§ **Plotting code records**:
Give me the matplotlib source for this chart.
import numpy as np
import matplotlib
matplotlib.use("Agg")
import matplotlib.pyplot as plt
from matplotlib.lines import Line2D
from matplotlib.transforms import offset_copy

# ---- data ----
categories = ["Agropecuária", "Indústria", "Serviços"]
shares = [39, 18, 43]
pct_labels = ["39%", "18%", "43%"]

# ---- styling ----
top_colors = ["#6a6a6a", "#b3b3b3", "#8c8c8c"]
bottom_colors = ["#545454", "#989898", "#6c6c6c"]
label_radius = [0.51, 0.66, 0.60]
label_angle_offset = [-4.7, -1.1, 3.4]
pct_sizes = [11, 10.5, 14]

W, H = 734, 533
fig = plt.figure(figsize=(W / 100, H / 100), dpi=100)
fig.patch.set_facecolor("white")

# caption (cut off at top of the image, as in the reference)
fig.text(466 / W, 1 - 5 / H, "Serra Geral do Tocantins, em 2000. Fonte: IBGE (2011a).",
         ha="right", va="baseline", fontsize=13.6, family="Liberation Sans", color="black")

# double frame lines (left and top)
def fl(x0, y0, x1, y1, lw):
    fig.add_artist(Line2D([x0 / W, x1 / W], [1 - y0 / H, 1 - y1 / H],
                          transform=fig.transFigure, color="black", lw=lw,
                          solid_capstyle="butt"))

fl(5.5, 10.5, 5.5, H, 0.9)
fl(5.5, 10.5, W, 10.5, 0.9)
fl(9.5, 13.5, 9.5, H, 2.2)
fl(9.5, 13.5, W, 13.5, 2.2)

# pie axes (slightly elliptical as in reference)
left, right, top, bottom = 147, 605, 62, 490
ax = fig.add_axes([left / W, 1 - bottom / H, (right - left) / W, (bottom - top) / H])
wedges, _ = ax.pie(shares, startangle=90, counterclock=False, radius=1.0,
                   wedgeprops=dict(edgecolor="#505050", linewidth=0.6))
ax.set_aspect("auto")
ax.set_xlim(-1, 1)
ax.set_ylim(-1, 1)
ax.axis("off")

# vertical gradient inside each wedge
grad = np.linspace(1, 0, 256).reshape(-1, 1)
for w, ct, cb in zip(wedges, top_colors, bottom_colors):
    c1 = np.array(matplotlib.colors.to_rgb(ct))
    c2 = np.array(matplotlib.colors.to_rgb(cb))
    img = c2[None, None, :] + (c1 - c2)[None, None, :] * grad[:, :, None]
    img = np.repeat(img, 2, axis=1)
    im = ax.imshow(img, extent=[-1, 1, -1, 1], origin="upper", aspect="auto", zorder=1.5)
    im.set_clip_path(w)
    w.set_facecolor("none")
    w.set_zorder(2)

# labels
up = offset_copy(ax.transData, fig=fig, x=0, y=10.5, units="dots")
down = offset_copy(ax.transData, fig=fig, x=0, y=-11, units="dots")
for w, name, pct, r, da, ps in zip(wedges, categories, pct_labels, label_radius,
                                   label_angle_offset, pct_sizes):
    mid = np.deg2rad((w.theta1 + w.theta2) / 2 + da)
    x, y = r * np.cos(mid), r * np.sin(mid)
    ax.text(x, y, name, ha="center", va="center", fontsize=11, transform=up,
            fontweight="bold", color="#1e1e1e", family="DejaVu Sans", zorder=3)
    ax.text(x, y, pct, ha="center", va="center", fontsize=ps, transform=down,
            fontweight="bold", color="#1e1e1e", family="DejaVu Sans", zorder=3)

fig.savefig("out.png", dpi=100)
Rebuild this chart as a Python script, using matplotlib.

§ **EXERCISE**: Type out the full listing again, exactly as given.

§ **REPLY TO THE TASK**:
Give me the matplotlib source for this chart.
import numpy as np
import matplotlib
matplotlib.use("Agg")
import matplotlib.pyplot as plt
from matplotlib.lines import Line2D
from matplotlib.transforms import offset_copy

# ---- data ----
categories = ["Agropecuária", "Indústria", "Serviços"]
shares = [39, 18, 43]
pct_labels = ["39%", "18%", "43%"]

# ---- styling ----
top_colors = ["#6a6a6a", "#b3b3b3", "#8c8c8c"]
bottom_colors = ["#545454", "#989898", "#6c6c6c"]
label_radius = [0.51, 0.66, 0.60]
label_angle_offset = [-4.7, -1.1, 3.4]
pct_sizes = [11, 10.5, 14]

W, H = 734, 533
fig = plt.figure(figsize=(W / 100, H / 100), dpi=100)
fig.patch.set_facecolor("white")

# caption (cut off at top of the image, as in the reference)
fig.text(466 / W, 1 - 5 / H, "Serra Geral do Tocantins, em 2000. Fonte: IBGE (2011a).",
         ha="right", va="baseline", fontsize=13.6, family="Liberation Sans", color="black")

# double frame lines (left and top)
def fl(x0, y0, x1, y1, lw):
    fig.add_artist(Line2D([x0 / W, x1 / W], [1 - y0 / H, 1 - y1 / H],
                          transform=fig.transFigure, color="black", lw=lw,
                          solid_capstyle="butt"))

fl(5.5, 10.5, 5.5, H, 0.9)
fl(5.5, 10.5, W, 10.5, 0.9)
fl(9.5, 13.5, 9.5, H, 2.2)
fl(9.5, 13.5, W, 13.5, 2.2)

# pie axes (slightly elliptical as in reference)
left, right, top, bottom = 147, 605, 62, 490
ax = fig.add_axes([left / W, 1 - bottom / H, (right - left) / W, (bottom - top) / H])
wedges, _ = ax.pie(shares, startangle=90, counterclock=False, radius=1.0,
                   wedgeprops=dict(edgecolor="#505050", linewidth=0.6))
ax.set_aspect("auto")
ax.set_xlim(-1, 1)
ax.set_ylim(-1, 1)
ax.axis("off")

# vertical gradient inside each wedge
grad = np.linspace(1, 0, 256).reshape(-1, 1)
for w, ct, cb in zip(wedges, top_colors, bottom_colors):
    c1 = np.array(matplotlib.colors.to_rgb(ct))
    c2 = np.array(matplotlib.colors.to_rgb(cb))
    img = c2[None, None, :] + (c1 - c2)[None, None, :] * grad[:, :, None]
    img = np.repeat(img, 2, axis=1)
    im = ax.imshow(img, extent=[-1, 1, -1, 1], origin="upper", aspect="auto", zorder=1.5)
    im.set_clip_path(w)
    w.set_facecolor("none")
    w.set_zorder(2)

# labels
up = offset_copy(ax.transData, fig=fig, x=0, y=10.5, units="dots")
down = offset_copy(ax.transData, fig=fig, x=0, y=-11, units="dots")
for w, name, pct, r, da, ps in zip(wedges, categories, pct_labels, label_radius,
                                   label_angle_offset, pct_sizes):
    mid = np.deg2rad((w.theta1 + w.theta2) / 2 + da)
    x, y = r * np.cos(mid), r * np.sin(mid)
    ax.text(x, y, name, ha="center", va="center", fontsize=11, transform=up,
            fontweight="bold", color="#1e1e1e", family="DejaVu Sans", zorder=3)
    ax.text(x, y, pct, ha="center", va="center", fontsize=ps, transform=down,
            fontweight="bold", color="#1e1e1e", family="DejaVu Sans", zorder=3)

fig.savefig("out.png", dpi=100)
Rebuild this chart as a Python script, using matplotlib.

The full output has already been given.